Pour certains Juifs de France, le RN apparaît comme le principal protecteur des Juifs, comment expliquer une telle évolution dans les croyances, dans les perceptions ? Comment ce parti fondé par des anciens SS a-t-il pu faire oublier son passé ? 

Le vote d’extrême droite chez certains Juifs est d’abord brandi comme un recours symbolique face aux menaces de l’extrême gauche. Autrement dit, dans un scénario de fiction qui opposerait le RN à LFI, certains considèrent le vote d’extrême droite comme une réponse aux paroles et aux menaces de LFI. Mais, je reste convaincu que, dans la vie réelle, le débat ne se posera pas dans ces termes et que les Français juifs conservent un ADN profondément républicain. 

Aujourd’hui, dans la communauté juive, la position française sur la reconnaissance prématurée de l’État palestinien, un choix porté par le président de la République, entraîne de très vives réactions. C’est un sujet de désaccord majeur avec le chef de l’État mais nous continuerons à défendre nos positions dans le respect du cadre républicain. 

Certains Juifs de France estiment que la critique du gouvernement israélien alimente l’antisémitisme. Les personnalités publiques qui s’expriment pour la libération des otages, pour un cessez-le-feu à Gaza, et au nom de leur amour pour la démocratie israélienne, sont aujourd’hui disqualifiées par d’autres Juifs et accusées de nourrir les obsessions de l’extrême gauche. Comment comprendre ces nouvelles divisions au sein des Juifs français ? 

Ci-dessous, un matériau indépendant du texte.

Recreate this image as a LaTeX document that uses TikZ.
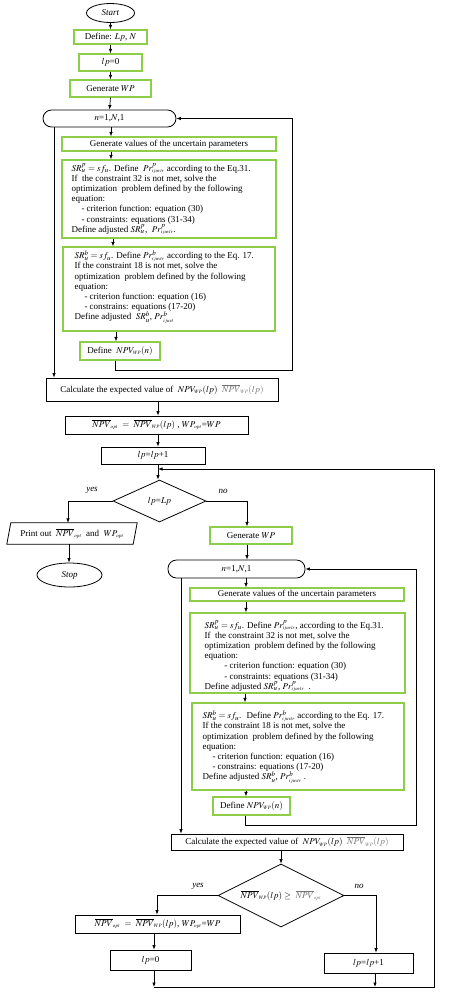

Contrairement à LFI, je suis fier de constater que nous ne sommes ni une meute, ni une secte, toutes les opinions sont légitimes. Je défends et continuerai à défendre une vision pluraliste et démocratique dans la communauté juive, en espérant que les débats puissent se tenir sans invective, sans insultes. On retrouve d’ailleurs ce pluralisme, cette vivacité du débat, au sein de la société israélienne, et notamment sur Kikar Hatufim, la place des Otages à Tel Aviv.